EVA is lighter and cheaper but compresses faster — losing 15–20% rebound after 3 months of daily wear. PU offers superior longevity and thermal stability but adds weight and cost. For school shoes or nurse footwear, PU pays back in reduced fatigue complaints after 6 months.
Can foam soles be recycled into new soles?
Yes — but only mechanically recycled EVA achieves ≤30% reuse without sacrificing compression set. Chemically recycled TPU (e.g., Covestro’s Desmopan® CQ) hits 95% performance parity — however, only 7 suppliers globally offer certified closed-loop TPU foam soles (as of Q2 2024).
How does foam sole density affect toe box and heel counter integrity?
Density directly impacts upper support transfer. Soles below 130 kg/m³ allow excessive flex at the ball of foot, overloading the toe box and causing premature stitching blowouts in Blake stitch construction. Maintain ≥145 kg/m³ for formal shoes or Goodyear welted boots.
Do foam soles require special insole board or heel counter materials?

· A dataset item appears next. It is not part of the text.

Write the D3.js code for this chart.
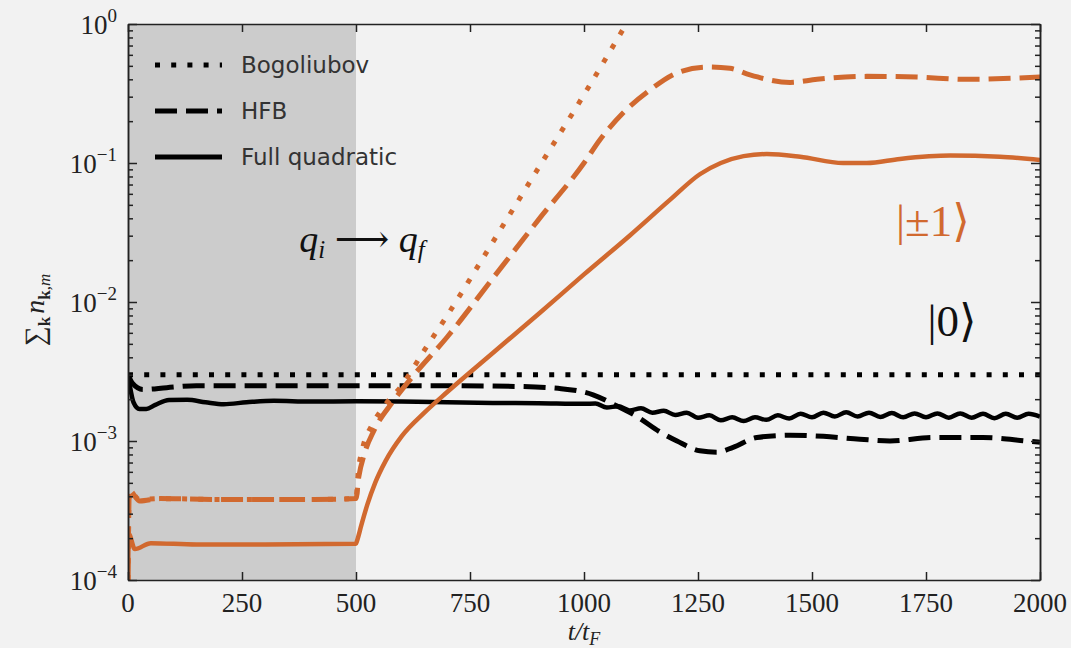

Absolutely. Low-density EVA (≤125 kg/m³) requires reinforced fiberboard insoles (≥1.2 mm thickness) and dual-layer heel counters (polypropylene + non-woven) to prevent ‘bottoming out’. High-resilience PU or TPU foams allow thinner, lighter boards — reducing total shoe weight by 12–18g/pair.
Is expanded TPU foam compatible with automated cutting and CNC lasting?
Yes — but only if density is ≥110 kg/m³. Below that, TPU foam deforms under vacuum hold-down during CNC lasting, skewing last alignment by up to 0.7°. Specify minimum 115 kg/m³ for automated lines.
What’s the minimum order quantity (MOQ) for custom foam sole compounds?
Standard EVA: 1,500–3,000 kg (≈40,000–80,000 pairs). Cross-linked EVA or PU: 5,000–8,000 kg (≈100,000–160,000 pairs). TPU foam: 8,000–12,000 kg (≈180,000–250,000 pairs) — due to raw material minimums and mold cleaning protocols.